「第二回 食品由来ペプチドの機能及び応用学術交流会」
講演内容説明(4)
■コーンペプチドが肝細胞死/肝硬変分子機構に及ぼす影響
小嶋 聡一 教授
独立行政法人理化学研究所
アルコール過剰摂取は全世界で年間200万人の死亡原因となっている。その進行は、脂肪肝の状態から、肝細胞死、炎化を伴う肝障害、肝硬変、肝癌と移行して死亡に至る。分子機構としては、活性酸素の上昇や多数のシグナル伝達の変化が報告されているが、肝細胞死の分子機構は不明であった。
当研究所はタンパク質架橋酵素トランスグルタミナーゼファミリー中のTG2を介した肝細胞死の分子機構を解明した。簡単に言うと下記のステップになる。

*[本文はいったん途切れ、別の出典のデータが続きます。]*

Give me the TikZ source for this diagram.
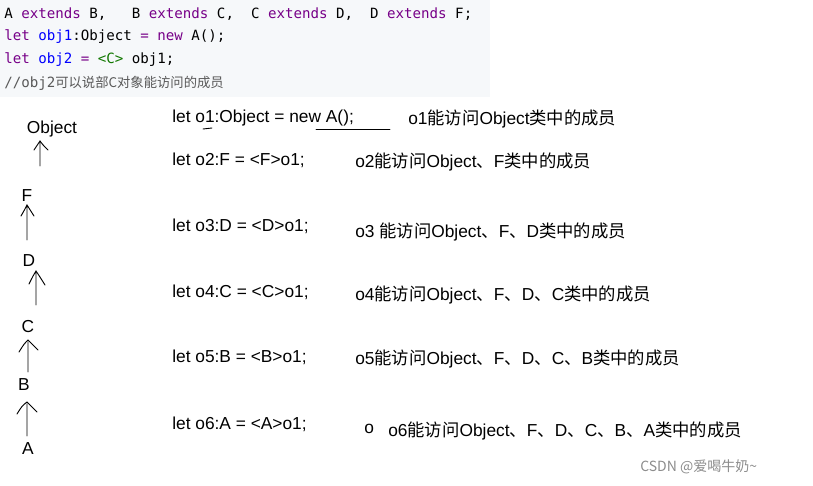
\documentclass[tikz,border=0pt]{standalone}
\usepackage{fontspec}
\setmainfont{Liberation Sans}
\newfontfamily\cjk{Noto Sans CJK SC}
\newfontfamily\codefont{DejaVu Sans Mono}
\newcommand{\zh}[1]{{\cjk #1}}
\definecolor{kw}{HTML}{770088}
\definecolor{vr}{HTML}{0000FF}
\definecolor{gn}{HTML}{117700}
\definecolor{bgc}{HTML}{F6F8FA}
\begin{document}
\begin{tikzpicture}[x=0.75pt,y=-0.75pt,
  code/.style={anchor=west,inner sep=0pt,font=\codefont\fontsize{10.6pt}{12pt}\selectfont},
  txt/.style={anchor=west,inner sep=0pt,font=\fontsize{13pt}{15pt}\selectfont},
  cls/.style={inner sep=0pt,font=\fontsize{13pt}{15pt}\selectfont},
  hand/.style={line width=0.7pt,line cap=round}]
\useasboundingbox (0,0) rectangle (813,485);
\fill[bgc] (0,0) rectangle (490,97);
\node[code] (c1) at (4,14) {A \textcolor{kw}{extends} B,\ \ \ B \textcolor{kw}{extends} C,\ \ C \textcolor{kw}{extends} D,\ \ D \textcolor{kw}{extends} F;};
\node[code] (c2) at (4,37) {\textcolor{kw}{let} \textcolor{vr}{obj1}:Object \textcolor{kw}{=} \textcolor{kw}{new} A();};
\node[code] (c3) at (4,60) {\textcolor{kw}{let} \textcolor{vr}{obj2} \textcolor{kw}{=} \textcolor{gn}{<C>} obj1;};
\node[code,text=black!65] (c4) at (4,83) {//obj2{\cjk\fontsize{10pt}{12pt}\selectfont 可以说部C对象能访问的成员}};
% classes
\node[cls] (ob) at (52,129) {Object};
\node[cls] (f) at (27,196) {F};
\node[cls] (d) at (29,261) {D};
\node[cls] (c) at (28,327) {C};
\node[cls] (b) at (24,385) {B};
\node[cls] (a) at (28,449) {A};
\draw[hand] (40,166) -- (40,143) (34,150) .. controls (38,144) .. (40,141) .. controls (43,145) .. (48,150);
\draw[hand] (27,240) -- (27,207) (21,216) .. controls (25,209) .. (27,205) .. controls (30,210) .. (34,216);
\draw[hand] (36,305) -- (36,273) (29,284) .. controls (33,276) .. (36,271) .. controls (40,277) .. (45,285);
\draw[hand] (28,372) -- (28,342) (19,352) .. controls (24,344) .. (28,340) .. controls (32,344) .. (38,350);
\draw[hand] (27,436) -- (27,404) (17,414) .. controls (22,406) .. (27,402) .. controls (31,406) .. (37,412);
% rows
\node[txt] (l1) at (172,118) {let o1:Object = new A();};
\node[txt] (r1) at (408,119) {o1\zh{能访问}Object\zh{类中的成员}};
\node[txt] (l2) at (172,160) {let o2:F = <F>o1;};
\node[txt] (r2) at (355,162) {o2\zh{能访问}Object\zh{、}F\zh{类中的成员}};
\node[txt] (l3) at (172,226) {let o3:D = <D>o1;};
\node[txt] (r3) at (355,232) {o3 \zh{能访问}Object\zh{、}F\zh{、}D\zh{类中的成员}};
\node[txt] (l4) at (172,292) {let o4:C = <C>o1;};
\node[txt] (r4) at (355,295) {o4\zh{能访问}Object\zh{、}F\zh{、}D\zh{、}C\zh{类中的成员}};
\node[txt] (l5) at (172,357) {let o5:B = <B>o1;};
\node[txt] (r5) at (355,359) {o5\zh{能访问}Object\zh{、}F\zh{、}D\zh{、}C\zh{、}B\zh{类中的成员}};
\node[txt] (l6) at (172,424) {let o6:A = <A>o1;};
\node[txt] (o) at (364,429) {o};
\node[txt] (r6) at (388,431) {o6\zh{能访问}Object\zh{、}F\zh{、}D\zh{、}C\zh{、}B\zh{、}A\zh{类中的成员}};
\draw[hand] (203,129) -- (212,128);
\draw[hand] (316,129) -- (390,129);
\node[anchor=west,inner sep=0pt,text=black!45,font=\cjk\fontsize{10.5pt}{12pt}\selectfont] (wm) at (640,467) {CSDN @爱喝牛奶\textasciitilde};
\end{tikzpicture}
\end{document}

ステップ1.アルコールの代謝産物であるアセトアルデヒドが肝細胞に働くと、通常細胞質に存在するTG2が細胞核に移動する。
ステップ2.細胞核に移行したTG2が、肝細胞増殖因子受容体c-Metの遺伝子発現をつかさどる転写因子Sp1を過度に架橋結合させ、不活化する。
ステップ3.その結果、肝細胞の生存に不可欠なc-Metの発現量が低下することにより、肝細胞が死に至る。
この研究成果は、米国の科学雑誌『Gastroenterology』(2009年5月1日号)に掲載され、メカニズム図は同雑誌の表紙を飾った。
後の研究により、TG2を介した肝細胞死は高カロリー摂取原因の脂肪肝の主な機序でもあり、がん細胞の増殖にも関わっていることがわかった。
TG2を介した肝細胞死の分子機構(TG2分子機構)に対する影響をもって、肝臓保護作用のある薬物や機能食品を評価することができると考えられる。
一方、コーンオリゴペプチドはとうもろこしのタンパク質を酵素による加水分解によって得た混合オリゴペプチドである。平均分子量が500Da以下であることにより、ジペプチド及びトリペプチドの含有量が50%以上であることが推測される。
このコーンオリゴペプチドにはアルコール分解促進及び肝機能保護効果があることが多数報告されているため、その機序を解明すべく、TG2分子機構で検証することになった。
●結果:
実験は現時点ではまだパイロットの段階であるが、提供された製法の異なる4種類のコーンオリゴペプチドのうち、2種類がTG2の細胞核への移動および核内TG2架橋結合活性に対してそれぞれ抑制結果を示した。
●考査:
コーンオリゴペプチドのTG2分子機構に及ぼす影響は大変興味深い結果を見せているが、次のいくつかのことを考慮し、研究を継続するべきと考えられる。
1.パイロット実験で示した結果を再検証すること。
2.TG2分子機構のほかの二つのステップ(Sp1の架橋結合とc-Met発現量減少)に対する抑制作用を検討する。また、ステップ間に因果関連があるため、分離したうえでの検討が必要である。
3.コーンオリゴペプチドは混合ペプチドであるため、ペプチドシークエンスを含む活性本体の分子構造解明、及び主なペプチド断片の含有量分析をもとに、活性本体のターゲットシークエンスを特定する必要がある。